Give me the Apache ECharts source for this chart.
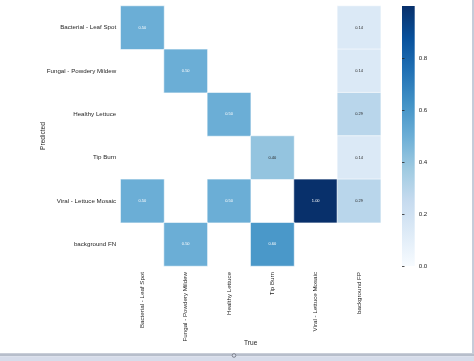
<!DOCTYPE html>
<html>
<head>
<meta charset="utf-8">
<script src="https://cdn.jsdelivr.net/npm/echarts@6/dist/echarts.min.js"></script>
<style>
html,body{margin:0;padding:0;background:#fff;}
#c{width:474px;height:361px;}
</style>
</head>
<body>
<div id="c"></div>
<script>
// categories
const trueLabels = ['Bacterial - Leaf Spot', 'Fungal - Powdery Mildew', 'Healthy Lettuce', 'Tip Burn', 'Viral - Lettuce Mosaic', 'background FP'];
const predLabels = ['Bacterial - Leaf Spot', 'Fungal - Powdery Mildew', 'Healthy Lettuce', 'Tip Burn', 'Viral - Lettuce Mosaic', 'background FN'];
// matrix rows (predicted) x columns (true); 0 = empty cell
const rowBacterial = [0.50, 0, 0, 0, 0, 0.14];
const rowFungal    = [0, 0.50, 0, 0, 0, 0.14];
const rowHealthy   = [0, 0, 0.50, 0, 0, 0.29];
const rowTipBurn   = [0, 0, 0, 0.40, 0, 0.14];
const rowViral     = [0.50, 0, 0.50, 0, 1.00, 0.29];
const rowBgFN      = [0, 0.50, 0, 0.60, 0, 0];
const colorbarTicks = [0, 0.2, 0.4, 0.6, 0.8];

const rows = [rowBacterial, rowFungal, rowHealthy, rowTipBurn, rowViral, rowBgFN];
const blues = ['#f7fbff','#deebf7','#c6dbef','#9ecae1','#6baed6','#4292c6','#2171b5','#08519c','#08306b'];

const data = [];
rows.forEach((r, yi) => r.forEach((v, xi) => {
  if (v > 0) data.push({value: [xi, yi, v], label: {color: v > 0.45 ? '#ffffff' : '#262626'}});
}));

const FONT = 'Liberation Sans, Arial, sans-serif';
const gL = 120.7, gT = 6, gW = 260, gH = 260;

const chart = echarts.init(document.getElementById('c'), null, {renderer: 'canvas'});
chart.setOption({
  animation: false,
  backgroundColor: '#ffffff',
  grid: [
    {left: gL, top: gT, width: gW, height: gH},
    {left: 402, top: gT, width: 12.7, height: gH, show: true, borderWidth: 0,
     backgroundColor: new echarts.graphic.LinearGradient(0, 1, 0, 0,
       blues.map((c, i) => ({offset: i / (blues.length - 1), color: c})))}
  ],
  xAxis: [
    {type: 'category', gridIndex: 0, data: trueLabels,
     axisLine: {show: false}, axisTick: {show: false}, splitLine: {show: false},
     axisLabel: {rotate: 90, margin: 6, fontSize: 6.2, color: '#262626', fontFamily: FONT, interval: 0}},
    {type: 'value', gridIndex: 1, show: false, min: 0, max: 1}
  ],
  yAxis: [
    {type: 'category', gridIndex: 0, data: predLabels, inverse: true,
     axisLine: {show: false}, axisTick: {show: false}, splitLine: {show: false},
     axisLabel: {margin: 4.5, fontSize: 6.2, color: '#262626', fontFamily: FONT, interval: 0}},
    {type: 'value', gridIndex: 1, position: 'right', min: 0, max: 1,
     axisLine: {show: false}, splitLine: {show: false},
     axisTick: {show: true, length: 2.5, lineStyle: {color: '#262626', width: 0.8}, customValues: colorbarTicks},
     axisLabel: {show: true, margin: 4, fontSize: 6.2, color: '#262626', fontFamily: FONT,
       customValues: colorbarTicks, formatter: v => v.toFixed(1)}}
  ],
  visualMap: {
    show: false, min: 0, max: 1, seriesIndex: 0, dimension: 2,
    inRange: {color: blues}
  },
  series: [{
    type: 'heatmap', xAxisIndex: 0, yAxisIndex: 0, data: data,
    itemStyle: {borderColor: '#ffffff', borderWidth: 0.6},
    label: {show: true, fontSize: 4, fontFamily: FONT, formatter: p => p.value[2].toFixed(2)},
    emphasis: {disabled: true}
  }],
  graphic: [
    {type: 'text', x: 42.7, y: 136, rotation: Math.PI / 2,
     style: {text: 'Predicted', font: '6.6px ' + FONT, fill: '#262626', align: 'center', verticalAlign: 'middle'}},
    {type: 'text', x: 250.7, y: 343, style: {text: 'True', font: '6.6px ' + FONT, fill: '#262626', align: 'center', verticalAlign: 'middle'}},
    {type: 'rect', shape: {x: 472, y: 0, width: 2, height: 353}, style: {fill: '#c5ccd9'}},
    {type: 'rect', shape: {x: 0, y: 353.3, width: 474, height: 3}, style: {fill: '#b7becb'}},
    {type: 'rect', shape: {x: 0, y: 356.3, width: 474, height: 4.7}, style: {fill: '#d6dcea'}},
    {type: 'circle', shape: {cx: 234, cy: 355.5, r: 1.8}, style: {fill: '#d6dcea', stroke: '#6b6f78', lineWidth: 0.8}}
  ]
});
</script>
</body>
</html>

Exercise aim:
Reproduce the full material exactly, excluding the pictures.

Task solution:
Give me the Apache ECharts source for this chart.
<!DOCTYPE html>
<html>
<head>
<meta charset="utf-8">
<script src="https://cdn.jsdelivr.net/npm/echarts@6/dist/echarts.min.js"></script>
<style>
html,body{margin:0;padding:0;background:#fff;}
#c{width:474px;height:361px;}
</style>
</head>
<body>
<div id="c"></div>
<script>
// categories
const trueLabels = ['Bacterial - Leaf Spot', 'Fungal - Powdery Mildew', 'Healthy Lettuce', 'Tip Burn', 'Viral - Lettuce Mosaic', 'background FP'];
const predLabels = ['Bacterial - Leaf Spot', 'Fungal - Powdery Mildew', 'Healthy Lettuce', 'Tip Burn', 'Viral - Lettuce Mosaic', 'background FN'];
// matrix rows (predicted) x columns (true); 0 = empty cell
const rowBacterial = [0.50, 0, 0, 0, 0, 0.14];
const rowFungal    = [0, 0.50, 0, 0, 0, 0.14];
const rowHealthy   = [0, 0, 0.50, 0, 0, 0.29];
const rowTipBurn   = [0, 0, 0, 0.40, 0, 0.14];
const rowViral     = [0.50, 0, 0.50, 0, 1.00, 0.29];
const rowBgFN      = [0, 0.50, 0, 0.60, 0, 0];
const colorbarTicks = [0, 0.2, 0.4, 0.6, 0.8];

const rows = [rowBacterial, rowFungal, rowHealthy, rowTipBurn, rowViral, rowBgFN];
const blues = ['#f7fbff','#deebf7','#c6dbef','#9ecae1','#6baed6','#4292c6','#2171b5','#08519c','#08306b'];

const data = [];
rows.forEach((r, yi) => r.forEach((v, xi) => {
  if (v > 0) data.push({value: [xi, yi, v], label: {color: v > 0.45 ? '#ffffff' : '#262626'}});
}));

const FONT = 'Liberation Sans, Arial, sans-serif';
const gL = 120.7, gT = 6, gW = 260, gH = 260;

const chart = echarts.init(document.getElementById('c'), null, {renderer: 'canvas'});
chart.setOption({
  animation: false,
  backgroundColor: '#ffffff',
  grid: [
    {left: gL, top: gT, width: gW, height: gH},
    {left: 402, top: gT, width: 12.7, height: gH, show: true, borderWidth: 0,
     backgroundColor: new echarts.graphic.LinearGradient(0, 1, 0, 0,
       blues.map((c, i) => ({offset: i / (blues.length - 1), color: c})))}
  ],
  xAxis: [
    {type: 'category', gridIndex: 0, data: trueLabels,
     axisLine: {show: false}, axisTick: {show: false}, splitLine: {show: false},
     axisLabel: {rotate: 90, margin: 6, fontSize: 6.2, color: '#262626', fontFamily: FONT, interval: 0}},
    {type: 'value', gridIndex: 1, show: false, min: 0, max: 1}
  ],
  yAxis: [
    {type: 'category', gridIndex: 0, data: predLabels, inverse: true,
     axisLine: {show: false}, axisTick: {show: false}, splitLine: {show: false},
     axisLabel: {margin: 4.5, fontSize: 6.2, color: '#262626', fontFamily: FONT, interval: 0}},
    {type: 'value', gridIndex: 1, position: 'right', min: 0, max: 1,
     axisLine: {show: false}, splitLine: {show: false},
     axisTick: {show: true, length: 2.5, lineStyle: {color: '#262626', width: 0.8}, customValues: colorbarTicks},
     axisLabel: {show: true, margin: 4, fontSize: 6.2, color: '#262626', fontFamily: FONT,
       customValues: colorbarTicks, formatter: v => v.toFixed(1)}}
  ],
  visualMap: {
    show: false, min: 0, max: 1, seriesIndex: 0, dimension: 2,
    inRange: {color: blues}
  },
  series: [{
    type: 'heatmap', xAxisIndex: 0, yAxisIndex: 0, data: data,
    itemStyle: {borderColor: '#ffffff', borderWidth: 0.6},
    label: {show: true, fontSize: 4, fontFamily: FONT, formatter: p => p.value[2].toFixed(2)},
    emphasis: {disabled: true}
  }],
  graphic: [
    {type: 'text', x: 42.7, y: 136, rotation: Math.PI / 2,
     style: {text: 'Predicted', font: '6.6px ' + FONT, fill: '#262626', align: 'center', verticalAlign: 'middle'}},
    {type: 'text', x: 250.7, y: 343, style: {text: 'True', font: '6.6px ' + FONT, fill: '#262626', align: 'center', verticalAlign: 'middle'}},
    {type: 'rect', shape: {x: 472, y: 0, width: 2, height: 353}, style: {fill: '#c5ccd9'}},
    {type: 'rect', shape: {x: 0, y: 353.3, width: 474, height: 3}, style: {fill: '#b7becb'}},
    {type: 'rect', shape: {x: 0, y: 356.3, width: 474, height: 4.7}, style: {fill: '#d6dcea'}},
    {type: 'circle', shape: {cx: 234, cy: 355.5, r: 1.8}, style: {fill: '#d6dcea', stroke: '#6b6f78', lineWidth: 0.8}}
  ]
});
</script>
</body>
</html>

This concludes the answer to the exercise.